— BEGIN —

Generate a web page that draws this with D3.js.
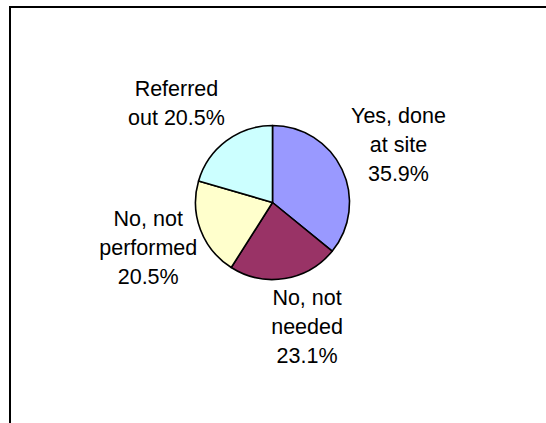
<!DOCTYPE html>
<html>
<head>
<meta charset="utf-8">
<script src="https://cdn.jsdelivr.net/npm/d3@7"></script>
<style>
  html, body { margin: 0; padding: 0; background: #fff; }
  svg { display: block; }
  text { font-family: "Liberation Sans", Arial, sans-serif; fill: #000; }
</style>
</head>
<body>
<svg id="chart" width="546" height="423"></svg>
<script>
// Survey responses, clockwise from 12 o'clock
const categories = ["Yes, done at site", "No, not needed", "No, not performed", "Referred out"];
const values = [35.9, 23.1, 20.5, 20.5];
const colors = ["#9999FF", "#993366", "#FFFFCC", "#CCFFFF"];
// small nudges applied to each label block after placing it on the label ring
const labelNudge = [[4, 0], [13, -9], [2, -3], [-15, 8]];

const W = 546, H = 423;
const svg = d3.select("#chart");

// chart area frame (top and left edges show, the rest runs off the page)
svg.append("rect")
  .attr("x", 10).attr("y", 7)
  .attr("width", W + 20).attr("height", H + 20)
  .attr("fill", "#fff")
  .attr("stroke", "#000")
  .attr("stroke-width", 2);

const cx = 272.5, cy = 202.5, r = 77;
const labelR = 135;
const fontSize = 21.5, lineH = 29, wrapWidth = 108;

const pie = d3.pie().sort(null).value(d => d.value);
const data = categories.map((c, i) => ({ name: c, value: values[i], color: colors[i], nudge: labelNudge[i] }));
const arcs = pie(data);

const arc = d3.arc().innerRadius(0).outerRadius(r);
const labelArc = d3.arc().innerRadius(labelR).outerRadius(labelR);

const g = svg.append("g").attr("transform", `translate(${cx},${cy})`);

g.selectAll("path.slice")
  .data(arcs)
  .join("path")
  .attr("class", "slice")
  .attr("d", arc)
  .attr("fill", d => d.data.color)
  .attr("stroke", "#000")
  .attr("stroke-width", 1.6)
  .attr("stroke-linejoin", "round");

// word-wrap a label to the given width using measured text lengths
function wrapWords(words, textEl, maxW) {
  const lines = [];
  let cur = [];
  words.forEach(w => {
    const trial = cur.concat([w]).join(" ");
    textEl.text(trial);
    if (cur.length && textEl.node().getComputedTextLength() > maxW) {
      lines.push(cur.join(" "));
      cur = [w];
    } else {
      cur.push(w);
    }
  });
  if (cur.length) lines.push(cur.join(" "));
  textEl.text(null);
  return lines;
}

const labels = g.selectAll("text.lbl")
  .data(arcs)
  .join("text")
  .attr("class", "lbl")
  .attr("text-anchor", "middle")
  .style("font-size", fontSize + "px");

labels.each(function(d) {
  const t = d3.select(this);
  const full = `${d.data.name} ${d.data.value.toFixed(1)}%`;
  const lines = wrapWords(full.split(" "), t, wrapWidth);
  const [lx, ly] = labelArc.centroid(d);
  const x = lx + d.data.nudge[0];
  const yc = ly + d.data.nudge[1];
  const capH = fontSize * 0.716;
  const firstBase = yc + capH / 2 - (lines.length - 1) * lineH / 2;
  lines.forEach((ln, i) => {
    t.append("tspan")
      .attr("x", x)
      .attr("y", firstBase + i * lineH)
      .text(ln);
  });
});
</script>
</body>
</html>
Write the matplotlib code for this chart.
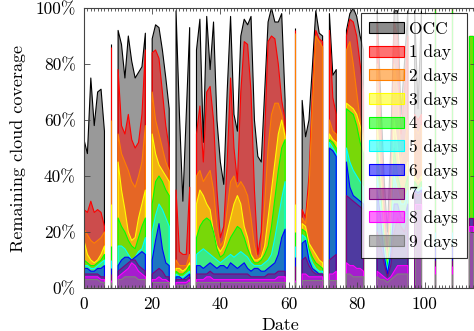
import numpy as np
import matplotlib
matplotlib.use("Agg")
import matplotlib.pyplot as plt
from matplotlib.patches import Patch
from matplotlib.colors import to_rgba

plt.rcParams['font.family'] = 'cmr10'
plt.rcParams['mathtext.fontset'] = 'cm'
plt.rcParams['axes.unicode_minus'] = False

nan = np.nan

# one value per day, nan = no acquisition that day
day = np.arange(115)

occ = [53, 48, 75, 58, 70, 71, 56, nan, 87, nan,
       92, 87, 75, 90, 81, 75, 77, 79, 91, nan,
       89, 94, 93, 85, 75, 64, nan, 99, 62, 31,
       62, 93, nan, 85, 96, 52, 97, 78, 95, 60,
       45, 37, 70, 97, 62, 56, 90, 96, 94, 97,
       60, 47, 45, 70, 95, 100, 95, 95, 98, 67,
       nan, nan, 93, nan, 67, 54, 60, 79, 99, 91,
       90, nan, 98, 76, 78, nan, nan, 92, 98, 100,
       97, 90, 85, nan, nan, nan, 99, 70, 40, 20,
       50, 99, 99, 62, 80, 99, nan, 99, 64, 99,
       nan, nan, nan, 100, nan, nan, nan, nan, 100, nan,
       nan, nan, nan, 90, 90]

d1 = [28, 27, 31, 27, 28, 27, 22, nan, 86, nan,
      78, 58, 55, 62, 53, 50, 52, 62, 85, nan,
      84, 85, 82, 70, 58, 50, nan, 35, 13, 12,
      12, 36, nan, 55, 65, 45, 70, 72, 60, 35,
      18, 22, 45, 75, 50, 38, 70, 88, 87, 70,
      35, 12, 20, 55, 88, 90, 89, 80, 67, 60,
      nan, nan, 92, nan, 28, 25, 40, 70, 92, 89,
      88, nan, 92, 68, 62, nan, nan, 90, 96, 95,
      90, 80, 70, nan, nan, nan, 95, 60, 30, 12,
      35, 95, 90, 55, 70, 90, nan, 62, 60, 62,
      nan, nan, nan, 100, nan, nan, nan, nan, 100, nan,
      nan, nan, nan, 90, 90]

d2 = [21, 19, 17, 16, 17, 18, 20, nan, 60, nan,
      55, 48, 45, 42, 38, 36, 40, 45, 58, nan,
      70, 60, 55, 50, 45, 42, nan, 10, 8, 8,
      8, 12, nan, 40, 42, 38, 40, 42, 35, 22,
      15, 17, 28, 38, 40, 36, 38, 36, 33, 25,
      15, 10, 13, 30, 50, 62, 66, 66, 62, 55,
      nan, nan, 91, nan, 25, 23, 35, 65, 90, 88,
      86, nan, 60, 56, 55, nan, nan, 85, 88, 80,
      70, 60, 55, nan, nan, nan, 80, 50, 25, 10,
      30, 80, 70, 45, 50, 60, nan, 58, 55, 58,
      nan, nan, nan, 100, nan, nan, nan, nan, 100, nan,
      nan, nan, nan, 90, 90]

d3 = [17, 12, 10, 9, 10, 12, 15, nan, 30, nan,
      45, 35, 28, 20, 17, 18, 25, 30, 35, nan,
      55, 48, 44, 42, 40, 38, nan, 7, 7, 6,
      7, 9, nan, 30, 35, 33, 30, 28, 20, 15,
      13, 15, 20, 25, 30, 33, 30, 22, 18, 12,
      10, 10, 11, 15, 25, 35, 45, 55, 60, 54,
      nan, nan, 30, nan, 23, 22, 16, 14, 12, 10,
      9, nan, 55, 53, 52, nan, nan, 66, 65, 64,
      62, 58, 52, nan, nan, nan, 60, 40, 20, 8,
      25, 60, 50, 40, 40, 45, nan, 40, 38, 40,
      nan, nan, nan, 100, nan, nan, nan, nan, 100, nan,
      nan, nan, nan, 90, 90]

d4 = [10, 9, 8, 8, 9, 10, 12, nan, 15, nan,
      25, 22, 20, 17, 15, 14, 18, 22, 25, nan,
      30, 38, 40, 38, 35, 33, nan, 6, 5, 5,
      6, 8, nan, 18, 22, 24, 25, 24, 20, 14,
      11, 12, 15, 18, 20, 22, 21, 18, 14, 11,
      9, 9, 10, 12, 15, 22, 32, 42, 50, 53,
      nan, nan, 20, nan, 21, 20, 14, 11, 9, 8,
      7, nan, 53, 52, 50, nan, nan, 64, 63, 62,
      58, 52, 48, nan, nan, nan, 50, 35, 18, 7,
      20, 50, 40, 35, 35, 40, nan, 38, 36, 38,
      nan, nan, nan, 100, nan, nan, nan, nan, 100, nan,
      nan, nan, nan, 90, 90]

d5 = [8, 8, 7, 7, 8, 9, 10, nan, 10, nan,
      15, 15, 14, 12, 10, 11, 13, 14, 18, nan,
      20, 26, 30, 28, 25, 22, nan, 5, 4, 4,
      5, 6, nan, 12, 13, 14, 13, 12, 11, 10,
      9, 10, 11, 12, 11, 12, 13, 12, 11, 9,
      8, 8, 8, 9, 10, 12, 18, 25, 32, 38,
      nan, nan, 15, nan, 19, 18, 12, 9, 7, 6,
      6, nan, 52, 50, 48, nan, nan, 50, 45, 42,
      40, 38, 36, nan, nan, nan, 40, 30, 15, 6,
      15, 40, 35, 30, 30, 35, nan, 36, 35, 36,
      nan, nan, nan, 20, nan, nan, nan, nan, 20, nan,
      nan, nan, nan, 25, 25]

d6 = [7, 7, 6, 6, 7, 7, 8, nan, 7, nan,
      8, 10, 11, 11, 10, 11, 12, 13, 12, nan,
      10, 17, 23, 14, 9, 8, nan, 4, 4, 3,
      4, 5, nan, 8, 8, 7, 8, 9, 8, 7,
      8, 8, 7, 9, 8, 7, 8, 9, 7, 6,
      7, 7, 6, 6, 7, 8, 9, 12, 18, 21,
      nan, nan, 11, nan, 16, 17, 10, 7, 6, 5,
      5, nan, 50, 49, 47, nan, nan, 45, 36, 33,
      32, 31, 30, nan, nan, nan, 35, 25, 12, 5,
      12, 30, 30, 25, 25, 30, nan, 35, 34, 35,
      nan, nan, nan, 15, nan, nan, nan, nan, 15, nan,
      nan, nan, nan, 25, 25]

d7 = [5, 5, 5, 5, 5, 4, 4, nan, 5, nan,
      6, 7, 8, 9, 10, 10, 8, 7, 6, nan,
      5, 6, 7, 6, 4, 4, nan, 3, 3, 3,
      3, 4, nan, 5, 5, 5, 5, 6, 5, 5,
      5, 5, 5, 5, 5, 5, 5, 5, 5, 4,
      4, 4, 4, 4, 5, 5, 5, 6, 6, 6,
      nan, nan, 8, nan, 10, 11, 8, 6, 5, 5,
      5, nan, 10, 11, 12, nan, nan, 33, 32, 31,
      30, 29, 28, nan, nan, nan, 20, 15, 9, 4,
      8, 20, 25, 22, 20, 25, nan, 34, 33, 34,
      nan, nan, nan, 10, nan, nan, nan, nan, 10, nan,
      nan, nan, nan, 25, 25]

d8 = [4, 4, 4, 4, 4, 3, 3, nan, 3, nan,
      4, 5, 6, 7, 9, 8, 6, 5, 4, nan,
      3, 3, 4, 3, 3, 2, nan, 2, 2, 2,
      2, 3, nan, 3, 3, 3, 4, 4, 3, 3,
      3, 3, 3, 3, 3, 3, 3, 3, 3, 3,
      3, 3, 3, 3, 3, 3, 3, 4, 4, 4,
      nan, nan, 3, nan, 5, 5, 4, 4, 4, 4,
      4, nan, 5, 5, 6, nan, nan, 9, 8, 8,
      7, 7, 6, nan, nan, nan, 6, 5, 4, 3,
      4, 6, 8, 8, 8, 8, nan, 30, 30, 30,
      nan, nan, nan, 8, nan, nan, nan, nan, 8, nan,
      nan, nan, nan, 22, 22]

d9 = [3, 3, 3, 3, 3, 2, 2, nan, 2, nan,
      3, 3, 4, 4, 4, 4, 3, 3, 3, nan,
      2, 2, 2, 2, 2, 2, nan, 1, 1, 1,
      1, 2, nan, 2, 2, 2, 2, 2, 2, 2,
      2, 2, 2, 2, 2, 2, 2, 2, 2, 2,
      2, 2, 2, 2, 2, 2, 2, 2, 2, 2,
      nan, nan, 2, nan, 3, 3, 3, 3, 3, 3,
      3, nan, 3, 3, 3, nan, nan, 5, 5, 4,
      4, 4, 4, nan, nan, nan, 4, 3, 3, 2,
      3, 4, 5, 5, 5, 5, nan, 28, 28, 28,
      nan, nan, nan, 5, nan, nan, nan, nan, 5, nan,
      nan, nan, nan, 20, 20]

labels = ['OCC', '1 day', '2 days', '3 days', '4 days',
          '5 days', '6 days', '7 days', '8 days', '9 days']
colors = ['black', 'red', (1, 0.5, 0), 'yellow', (0, 1, 0),
          'cyan', 'blue', (0.5, 0, 0.5), 'magenta', (0.5, 0.5, 0.5)]
alphas = [0.4] + [0.5] * 9

series = [occ, d1, d2, d3, d4, d5, d6, d7, d8, d9]

fig = plt.figure(figsize=(4.74, 3.31), dpi=100)
ax = fig.add_axes([84 / 474, 1 - 288 / 331, (476 - 84) / 474, 280 / 331])

for vals, c, a in zip(series, colors, alphas):
    ax.fill_between(day, 0, np.array(vals, dtype=float),
                    facecolor=to_rgba(c, a), edgecolor=c, lw=0.8)

ax.set_xlim(0, 115)
ax.set_ylim(0, 100)
ax.set_xticks([0, 20, 40, 60, 80, 100])
ax.set_xticks(np.arange(0, 116, 1), minor=True)
ax.set_xticklabels(['0', '20', '40', '60', '80', '100'], fontsize=12.5)
ax.set_yticks([0, 20, 40, 60, 80, 100])
ax.set_yticklabels(['0%', '20%', '40%', '60%', '80%', '100%'], fontsize=12.5)
ax.tick_params(which='both', direction='in', top=True, right=True,
               color='#444', width=0.6)
ax.tick_params(which='major', length=4, pad=6)
ax.tick_params(which='minor', length=2)
for s in ax.spines.values():
    s.set_color('#444')
    s.set_linewidth(0.8)

ax.set_xlabel('Date', fontsize=13, labelpad=4)
ax.set_ylabel('Remaining cloud coverage', fontsize=13, labelpad=7)

handles = [Patch(facecolor=to_rgba(c, a + 0.05), edgecolor=c, lw=0.8)
           for c, a in zip(colors, alphas)]
leg = ax.legend(handles, labels, loc='upper right',
                bbox_to_anchor=(0.977, 0.983), borderaxespad=0,
                fontsize=12.5, handlelength=2.0, handleheight=0.6,
                labelspacing=0.45, borderpad=0.5, handletextpad=0.3,
                fancybox=False)
frame = leg.get_frame()
frame.set_facecolor((1, 1, 1, 0.8))
frame.set_edgecolor('black')
frame.set_linewidth(0.8)

fig.savefig('out.png', dpi=100)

— END —

## Problem requirements
Print exactly the lines from the line containing "Write the matplotlib code for this chart." through the line containing "from matplotlib.colors import to_rgba", and omit any picture found among them.

## Written answer
Write the matplotlib code for this chart.
import numpy as np
import matplotlib
matplotlib.use("Agg")
import matplotlib.pyplot as plt
from matplotlib.patches import Patch
from matplotlib.colors import to_rgba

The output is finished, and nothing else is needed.